Plotting code records:
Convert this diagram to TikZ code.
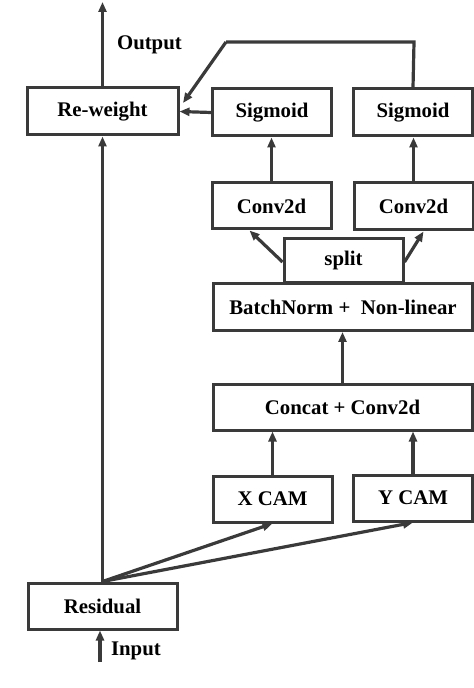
\documentclass[tikz,border=0pt]{standalone}
\usepackage{fontspec}
\setmainfont{Liberation Serif}
\usepackage{xcolor}
\usepackage{tikz}
\usetikzlibrary{arrows.meta, positioning, calc}
\definecolor{linegray}{RGB}{58, 58, 58}

\begin{document}
\begin{tikzpicture}[
    x=0.5pt, y=-0.5pt,
    every node/.style={font=\fontsize{10.4}{12}\selectfont\bfseries},
    block/.style={rectangle, draw=linegray, line width=1.5pt, fill=white, minimum width=59.5pt, minimum height=23.5pt, align=center, inner sep=0pt},
    wide/.style={block, minimum width=129.5pt},
    arrow/.style={-{Triangle[length=5pt, width=4pt]}, line width=1.6pt, draw=linegray},
    plain/.style={line width=1.6pt, draw=linegray}
]
\useasboundingbox (0,0) rectangle (474,688);
% left column
\node[block, minimum width=75.5pt] (reweight) at (102.5,111.5) {Re-weight};
\node[block, minimum width=74.5pt, minimum height=23pt] (residual) at (102.5,606) {Residual};
% right part
\node[block] (sig1) at (272,112.5) {Sigmoid};
\node[block] (sig2) at (413,112.5) {Sigmoid};
\node[block, minimum height=23pt] (conv1) at (271.5,206) {Conv2d};
\node[block] (conv2) at (413.5,206.5) {Conv2d};
\node[block, minimum height=22pt] (split) at (343.5,261) {split};
\node[wide] (bn) at (343,307) {BatchNorm +\ \ Non-linear};
\node[wide, minimum height=23pt] (concat) at (342.5,407) {Concat + Conv2d};
\node[block, minimum height=23pt] (xcam) at (272.5,499) {X CAM};
\node[block, minimum height=23pt] (ycam) at (413,498) {Y CAM};
\coordinate (out) at (102.5,2);
\coordinate (in) at (100,662);
\coordinate (fbR) at (414,42);
\coordinate (fbL) at (226,42);
\coordinate (rwin) at (183,103);
\node[anchor=west] at (110,45) {Output};
\node[anchor=west] at (104,651) {Input};
% connectors
\draw[arrow] (reweight.north) -- (out);
\draw[arrow] (in) -- (in |- residual.south);
\draw[arrow] (residual.north) -- (reweight.south);
\draw[arrow] (residual.north) -- (xcam.south);
\draw[arrow] (residual.north) -- (ycam.south);
\draw[arrow] (xcam.north) -- (xcam.north |- concat.south);
\draw[arrow] (ycam.north) -- (ycam.north |- concat.south);
\draw[arrow] (concat.north) -- (concat.north |- bn.south);
\draw[arrow] ([yshift=-0.5pt]split.west) -- ([xshift=-11pt]conv1.south);
\draw[arrow] ([yshift=-0.5pt]split.east) -- ([xshift=5pt]conv2.south);
\draw[arrow] (conv1.north) -- (conv1.north |- sig1.south);
\draw[arrow] (conv2.north) -- (conv2.north |- sig2.south);
\draw[arrow] (sig1.west) -- (reweight.east);
\draw[plain] (sig2.north) -- (fbR) -- (fbL);
\draw[arrow] (fbL) -- (rwin);
\end{tikzpicture}
\end{document}
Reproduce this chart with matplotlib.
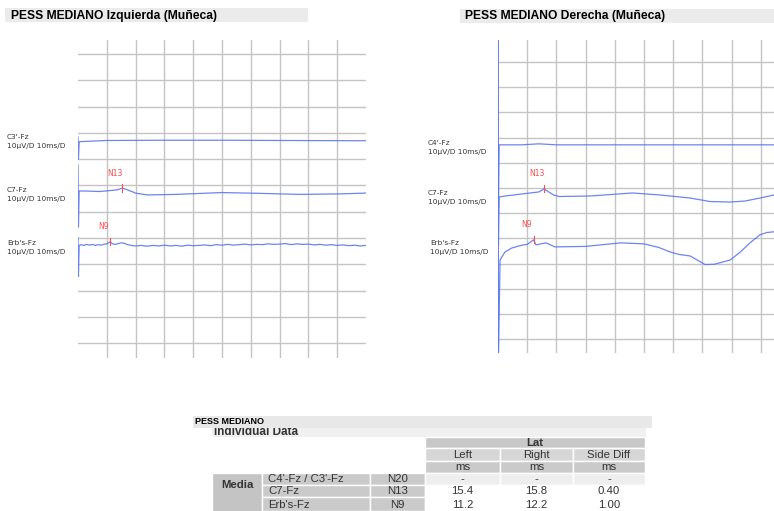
import numpy as np
import matplotlib
matplotlib.use("Agg")
import matplotlib.pyplot as plt
from matplotlib.patches import Rectangle

W, H = 774, 511

# ---- data read from the screen capture ----
# traces: time (ms), amplitude (uV) relative to each channel's baseline
left_c3_t = [0, 0.15, 0.4, 1.5, 10, 30, 50, 70, 100]
left_c3_uv = [1.4, -7.0, -0.4, -0.3, 0.1, 0.2, 0.2, 0.1, 0.0]

left_c7_t = [0, 0.15, 0.4, 2, 7.6, 13.5, 15.4, 17.5, 20, 24, 34, 50, 63, 77, 91, 100]
left_c7_uv = [9.9, -13.7, 0.0, 0.0, -0.2, 0.4, 1.1, 0.3, -0.8, -1.5, -1.3, -0.6, -0.9, -1.3, -1.1, -0.8]

left_erb_t = [0, 0.15, 0.4,
              1, 2, 3, 4, 5, 6, 7, 8, 9, 10,
              11.2, 12, 13, 14, 15, 16, 17, 18, 19, 20,
              22, 24, 26, 28, 30, 32, 34, 36, 38, 40,
              42, 44, 46, 48, 50, 52, 54, 56, 58, 60,
              62, 64, 66, 68, 70, 72, 74, 76, 78, 80,
              82, 84, 86, 88, 90, 92, 94, 96, 98, 100]
left_erb_uv = [2.7, -12.0, -0.2,
               0.1, -0.2, 0.2, -0.1, 0.2, -0.2, 0.1, -0.1, 0.2, 0.4,
               1.2, 0.4, 0.2, 0.5, 0.8, 0.6, 0.2, -0.1, -0.3, -0.4,
               -0.2, -0.5, -0.2, -0.4, -0.1, -0.4, -0.2, -0.5, -0.1, -0.3,
               -0.2, 0.0, -0.3, 0.1, -0.1, 0.2, -0.1, 0.1, 0.3, 0.0,
               0.2, 0.1, 0.4, 0.2, 0.3, 0.5, 0.1, 0.4, 0.2, 0.3,
               0.0, 0.2, -0.1, 0.1, -0.2, 0.0, -0.3, -0.1, -0.4, -0.2]

right_c4_t = [0, 0.15, 0.4, 8, 14, 20, 40, 94.5]
right_c4_uv = [45, -25, 0, 0, 0.4, 0, 0, 0]

right_c7_t = [0, 0.15, 0.4, 2.5, 11, 14, 15.8, 19, 21, 31.5, 46, 55.5, 65.8, 72.6, 79.5, 84.6, 89.7, 94.5]
right_c7_uv = [20, -20, -0.8, -0.4, 0.8, 1.2, 2.4, 0.0, -0.6, -0.4, 0.8, 0.0, -1.2, -2.6, -2.8, -2.4, -1.2, 0.0]

right_erb_t = [0, 0.15, 0.7, 2.4, 4.8, 8.6, 10, 12.2, 13, 16.4, 19.5, 30, 42, 50, 55,
               58.9, 62, 65.8, 70.9, 74, 79.5, 83, 86.3, 89.7, 92, 94.5]
right_erb_uv = [10, -45, -5.6, -2.4, -0.8, 0.4, 0.6, 2.4, 0.4, 1.2, -0.4, -0.2, 1.2, 0.8, -0.6,
                -2.4, -3.4, -4.0, -7.4, -7.3, -5.6, -2.4, 1.2, 4.4, 5.3, 5.6]

left_labels = ["C3'-Fz", "C7-Fz", "Erb's-Fz"]
right_labels = ["C4'-Fz", "C7-Fz", "Erb's-Fz"]
scale_label = "10µV/D 10ms/D"

# table
table_rows = ["C4'-Fz / C3'-Fz", "C7-Fz", "Erb's-Fz"]
table_peaks = ["N20", "N13", "N9"]
left_lat = [None, 15.4, 11.2]
right_lat = [None, 15.8, 12.2]

trace_col = "#5a78f0"
red = "#ff4d4d"
grid_col = "#c4c4c4"

fig = plt.figure(figsize=(W / 100, H / 100), dpi=100)
bg = fig.add_axes([0, 0, 1, 1])
bg.set_xlim(0, W)
bg.set_ylim(H, 0)
bg.axis("off")


def px_axes(x0, y0, x1, y1):
    ax = fig.add_axes([x0 / W, 1 - y1 / H, (x1 - x0) / W, (y1 - y0) / H])
    ax.set_facecolor("none")
    for s in ax.spines.values():
        s.set_visible(False)
    ax.tick_params(length=0, labelbottom=False, labelleft=False)
    return ax


def panel(ax, tmax, ytop, ybot, traces, offsets, lats):
    ax.set_xlim(0, tmax)
    ax.set_ylim(ybot, ytop)
    ax.set_xticks(np.arange(10, tmax, 10))
    ax.set_yticks(-10 * np.arange(12))
    ax.grid(True, color=grid_col, lw=1.0)
    ax.set_axisbelow(True)
    for (t, uv), off in zip(traces, offsets):
        ax.plot(t, np.array(uv) + off, color=trace_col, lw=0.9, alpha=0.9)
    # peak marks on C7 (N13) and Erb's (N9)
    for (t, uv), off, lat, name in zip(traces[1:], offsets[1:], lats[1:], ["N13", "N9"]):
        y = np.interp(lat, t, uv) + off
        ax.plot([lat, lat], [y - 1.4, y + 1.4], color=red, lw=0.8)
        ax.annotate(name, (lat, y), xytext=(-7, 15), textcoords="offset pixels",
                    color=red, fontsize=5.5, ha="center", va="center")


# left panel
bg.add_patch(Rectangle((5, 8), 303, 14, color="#ebebeb", lw=0))
bg.text(11, 15.5, "PESS MEDIANO Izquierda (Muñeca)", fontsize=8.7, fontweight="bold",
        family="Liberation Sans", va="center")
axL = px_axes(78, 40, 366, 358)
panel(axL, 100, 5.3, -115.6,
      [(left_c3_t, left_c3_uv), (left_c7_t, left_c7_uv), (left_erb_t, left_erb_uv)],
      [-33.0, -52.1, -72.6], [None, left_lat[1], left_lat[2]])
for lab, y in zip(left_labels, [137, 190, 243]):
    bg.text(7, y, lab, fontsize=5.3, color="#333333", va="center")
    bg.text(7, y + 9, scale_label, fontsize=5.3, color="#333333", va="center")

# right panel
bg.add_patch(Rectangle((460, 9), 314, 14, color="#ebebeb", lw=0))
bg.text(465, 16.5, "PESS MEDIANO Derecha (Muñeca)", fontsize=8.7, fontweight="bold",
        family="Liberation Sans", va="center")
axR = px_axes(498, 40, 774, 353)
panel(axR, 94.5, 8.7, -115.5,
      [(right_c4_t, right_c4_uv), (right_c7_t, right_c7_uv), (right_erb_t, right_erb_uv)],
      [-32.9, -52.8, -73.0], [None, right_lat[1], right_lat[2]])
axR.axvline(0.1, color=trace_col, lw=1.4, alpha=0.8)
for lab, x, y in zip(right_labels, [428, 428, 430], [143, 193, 243]):
    bg.text(x, y, lab, fontsize=5.3, color="#333333", va="center")
    bg.text(x, y + 9, scale_label, fontsize=5.3, color="#333333", va="center")

# ---- table ----
tf = "Liberation Sans"


def cell(x0, x1, y0, y1, col, text="", bold=False, ha="center", size=8.2):
    bg.add_patch(Rectangle((x0, y0), x1 - x0, y1 - y0, facecolor=col, edgecolor="white", lw=1))
    if text:
        tx = (x0 + x1) / 2 if ha == "center" else x0 + 6
        bg.text(tx, (y0 + y1) / 2 + 0.5, text, fontsize=size, family=tf, ha=ha, va="center",
                fontweight="bold" if bold else "normal", color="#333333")


bg.text(214, 432, "Individual Data", fontsize=8.5, family=tf, fontweight="bold",
        color="#333333", va="center", zorder=1)
bg.add_patch(Rectangle((212, 428), 434, 9, facecolor="#f0f0f0", lw=0, zorder=0.5))
bg.add_patch(Rectangle((193, 416), 459, 12, facecolor="#e8e8e8", lw=0, zorder=2))
bg.text(195, 421.5, "PESS MEDIANO", fontsize=6.5, family=tf, fontweight="bold",
        va="center", zorder=3)

cell(425, 645, 437, 448.5, "#c8c8c8", "Lat", bold=True)
col_x = [425, 500, 573, 645]
for i, name in enumerate(["Left", "Right", "Side Diff"]):
    cell(col_x[i], col_x[i + 1], 448.5, 461, "#d6d6d6", name)
    cell(col_x[i], col_x[i + 1], 461, 473, "#cacaca", "ms")

row_y = [473, 485, 497, 511]
cell(212, 262, 473, 513, "#c4c4c4")
bg.text(237, 484.5, "Media", fontsize=8.2, family=tf, fontweight="bold", ha="center",
        va="center", color="#333333")
for r in range(3):
    y0, y1 = row_y[r], row_y[r + 1]
    cell(262, 370, y0, y1, "#cacaca", table_rows[r], ha="left")
    cell(370, 425, y0, y1, "#cacaca", table_peaks[r])
    vcol = "#eeeeee" if r == 0 else "white"
    if left_lat[r] is None:
        vals = ["-", "-", "-"]
    else:
        vals = [f"{left_lat[r]:.1f}", f"{right_lat[r]:.1f}",
                f"{abs(right_lat[r] - left_lat[r]):.2f}"]
    for i in range(3):
        cell(col_x[i], col_x[i + 1], y0, y1, vcol, vals[i])

fig.savefig("out.png", dpi=100)
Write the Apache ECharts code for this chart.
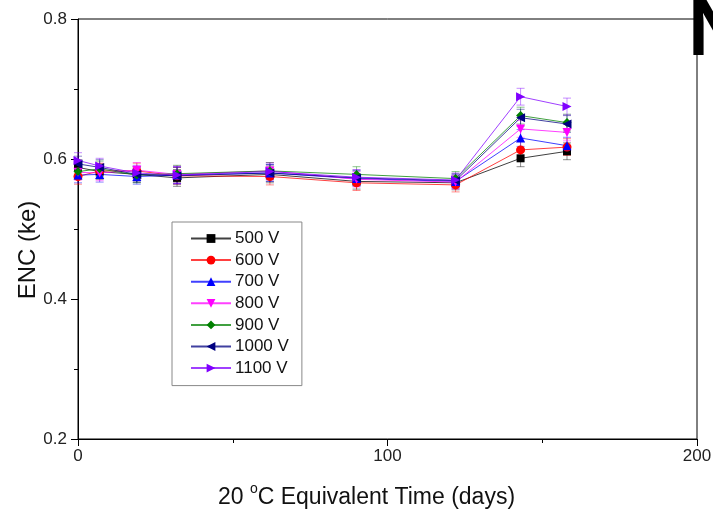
<!DOCTYPE html>
<html>
<head>
<meta charset="utf-8">
<script src="https://cdn.jsdelivr.net/npm/echarts@6/dist/echarts.min.js"></script>
<style>html,body{margin:0;padding:0;background:#fff}#c{width:713px;height:512px}</style>
</head>
<body>
<div id="c"></div>
<script>
const days = [0, 7, 19, 32, 62, 90, 122, 143, 158];
const seriesNames = ['500 V', '600 V', '700 V', '800 V', '900 V', '1000 V', '1100 V'];
const v500  = [0.588, 0.582, 0.578, 0.573, 0.578, 0.568, 0.566, 0.601, 0.611];
const v600  = [0.575, 0.583, 0.583, 0.576, 0.575, 0.566, 0.563, 0.613, 0.617];
const v700  = [0.577, 0.578, 0.575, 0.577, 0.580, 0.572, 0.568, 0.630, 0.619];
const v800  = [0.581, 0.580, 0.584, 0.578, 0.583, 0.571, 0.567, 0.643, 0.638];
const v900  = [0.582, 0.586, 0.577, 0.579, 0.583, 0.578, 0.572, 0.662, 0.652];
const v1000 = [0.593, 0.588, 0.578, 0.576, 0.580, 0.573, 0.569, 0.659, 0.650];
const v1100 = [0.598, 0.590, 0.580, 0.577, 0.582, 0.574, 0.570, 0.689, 0.675];
const errBars = [0.011, 0.011, 0.011, 0.012, 0.012, 0.011, 0.010, 0.012, 0.012];
const yTicks = [0.2, 0.4, 0.6, 0.8];
const xTicks = [0, 100, 200];

const allValues = [v500, v600, v700, v800, v900, v1000, v1100];
const colors = ['#000000', '#ff0000', '#0000ff', '#ff00ff', '#008000', '#000080', '#8000ff'];
const symbols = ['rect', 'circle', 'triangle', 'triangle', 'diamond', 'triangle', 'triangle'];
const rotations = [0, 0, 0, 180, 0, 90, -90];

const chart = echarts.init(document.getElementById('c'));
const series = [];
allValues.forEach((vals, i) => {
  series.push({
    name: seriesNames[i],
    type: 'line',
    data: days.map((d, k) => [d, vals[k]]),
    symbol: symbols[i],
    symbolSize: symbols[i] === 'rect' ? 8 : 9,
    symbolRotate: rotations[i],
    lineStyle: { color: colors[i], width: 1, opacity: 0.75 },
    itemStyle: { color: colors[i] },
    z: 3
  });
});
allValues.forEach((vals, i) => {
  series.push({
    name: seriesNames[i],
    type: 'custom',
    data: days.map((d, k) => [d, vals[k] - errBars[k], vals[k] + errBars[k]]),
    renderItem: function (params, api) {
      const x = api.value(0);
      const lo = api.coord([x, api.value(1)]);
      const hi = api.coord([x, api.value(2)]);
      const w = 4;
      const st = { stroke: colors[i], lineWidth: 1, opacity: 0.45 };
      return {
        type: 'group',
        children: [
          { type: 'line', shape: { x1: lo[0], y1: lo[1], x2: hi[0], y2: hi[1] }, style: st },
          { type: 'line', shape: { x1: lo[0] - w, y1: lo[1], x2: lo[0] + w, y2: lo[1] }, style: st },
          { type: 'line', shape: { x1: hi[0] - w, y1: hi[1], x2: hi[0] + w, y2: hi[1] }, style: st }
        ]
      };
    },
    z: 2
  });
});

chart.setOption({
  animation: false,
  backgroundColor: '#fff',
  textStyle: { fontFamily: 'Liberation Sans, Arial, sans-serif' },
  grid: { left: 78, right: 16, top: 19, bottom: 73, show: true, borderColor: '#000', borderWidth: 1, outerBoundsMode: 'none', containLabel: false },
  legend: {
    data: seriesNames,
    orient: 'vertical',
    left: 172,
    top: 222,
    padding: [8, 13, 9, 18],
    itemWidth: 40,
    itemHeight: 11,
    itemGap: 4.6,
    borderColor: '#888',
    borderWidth: 1,
    textStyle: { fontSize: 17, color: '#111', fontFamily: 'Liberation Sans, Arial, sans-serif', padding: [0, 0, 0, -1] }
  },
  xAxis: {
    type: 'value',
    min: xTicks[0],
    max: xTicks[xTicks.length - 1],
    interval: 100,
    name: '20 {sup|o}C Equivalent Time (days)',
    nameLocation: 'middle',
    nameGap: 43,
    nameMoveOverlap: false,
    nameTextStyle: {
      fontSize: 23, color: '#111', padding: [0, 42, 0, 0],
      rich: { sup: { fontSize: 14, verticalAlign: 'top', padding: [0, 0, 17, 0], color: '#111' } }
    },
    axisLine: { lineStyle: { color: '#000', width: 1 } },
    axisTick: { length: 7, lineStyle: { color: '#000' } },
    minorTick: { show: true, splitNumber: 2, length: 4, lineStyle: { color: '#000' } },
    axisLabel: { fontSize: 17, color: '#222', margin: 9 },
    splitLine: { show: false }
  },
  yAxis: {
    type: 'value',
    min: yTicks[0],
    max: yTicks[yTicks.length - 1],
    interval: 0.2,
    name: 'ENC (ke)',
    nameLocation: 'middle',
    nameGap: 38,
    nameMoveOverlap: false,
    nameTextStyle: { fontSize: 24, color: '#111', padding: [0, 42, 0, 0] },
    axisLine: { lineStyle: { color: '#000', width: 1 } },
    axisTick: { length: 7, lineStyle: { color: '#000' } },
    minorTick: { show: true, splitNumber: 2, length: 4, lineStyle: { color: '#000' } },
    axisLabel: { fontSize: 17, color: '#222', margin: 11, formatter: v => v.toFixed(1) },
    splitLine: { show: false }
  },
  graphic: [
    { type: 'text', left: 688, top: -7, style: { text: 'N', fontSize: 80, fontWeight: 'bold', fill: '#000', fontFamily: 'Liberation Sans, Arial, sans-serif' }, z: 10 }
  ],
  series: series
});
</script>
</body>
</html>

Stated task
Give back the exact lines above, running from the one that has "Reproduce this chart with matplotlib." through the one that has "-2.4, -1.2, 0.0]", with nothing added and no pictures.

Exercise result
Reproduce this chart with matplotlib.
import numpy as np
import matplotlib
matplotlib.use("Agg")
import matplotlib.pyplot as plt
from matplotlib.patches import Rectangle

W, H = 774, 511

# ---- data read from the screen capture ----
# traces: time (ms), amplitude (uV) relative to each channel's baseline
left_c3_t = [0, 0.15, 0.4, 1.5, 10, 30, 50, 70, 100]
left_c3_uv = [1.4, -7.0, -0.4, -0.3, 0.1, 0.2, 0.2, 0.1, 0.0]

left_c7_t = [0, 0.15, 0.4, 2, 7.6, 13.5, 15.4, 17.5, 20, 24, 34, 50, 63, 77, 91, 100]
left_c7_uv = [9.9, -13.7, 0.0, 0.0, -0.2, 0.4, 1.1, 0.3, -0.8, -1.5, -1.3, -0.6, -0.9, -1.3, -1.1, -0.8]

left_erb_t = [0, 0.15, 0.4,
              1, 2, 3, 4, 5, 6, 7, 8, 9, 10,
              11.2, 12, 13, 14, 15, 16, 17, 18, 19, 20,
              22, 24, 26, 28, 30, 32, 34, 36, 38, 40,
              42, 44, 46, 48, 50, 52, 54, 56, 58, 60,
              62, 64, 66, 68, 70, 72, 74, 76, 78, 80,
              82, 84, 86, 88, 90, 92, 94, 96, 98, 100]
left_erb_uv = [2.7, -12.0, -0.2,
               0.1, -0.2, 0.2, -0.1, 0.2, -0.2, 0.1, -0.1, 0.2, 0.4,
               1.2, 0.4, 0.2, 0.5, 0.8, 0.6, 0.2, -0.1, -0.3, -0.4,
               -0.2, -0.5, -0.2, -0.4, -0.1, -0.4, -0.2, -0.5, -0.1, -0.3,
               -0.2, 0.0, -0.3, 0.1, -0.1, 0.2, -0.1, 0.1, 0.3, 0.0,
               0.2, 0.1, 0.4, 0.2, 0.3, 0.5, 0.1, 0.4, 0.2, 0.3,
               0.0, 0.2, -0.1, 0.1, -0.2, 0.0, -0.3, -0.1, -0.4, -0.2]

right_c4_t = [0, 0.15, 0.4, 8, 14, 20, 40, 94.5]
right_c4_uv = [45, -25, 0, 0, 0.4, 0, 0, 0]

right_c7_t = [0, 0.15, 0.4, 2.5, 11, 14, 15.8, 19, 21, 31.5, 46, 55.5, 65.8, 72.6, 79.5, 84.6, 89.7, 94.5]
right_c7_uv = [20, -20, -0.8, -0.4, 0.8, 1.2, 2.4, 0.0, -0.6, -0.4, 0.8, 0.0, -1.2, -2.6, -2.8, -2.4, -1.2, 0.0]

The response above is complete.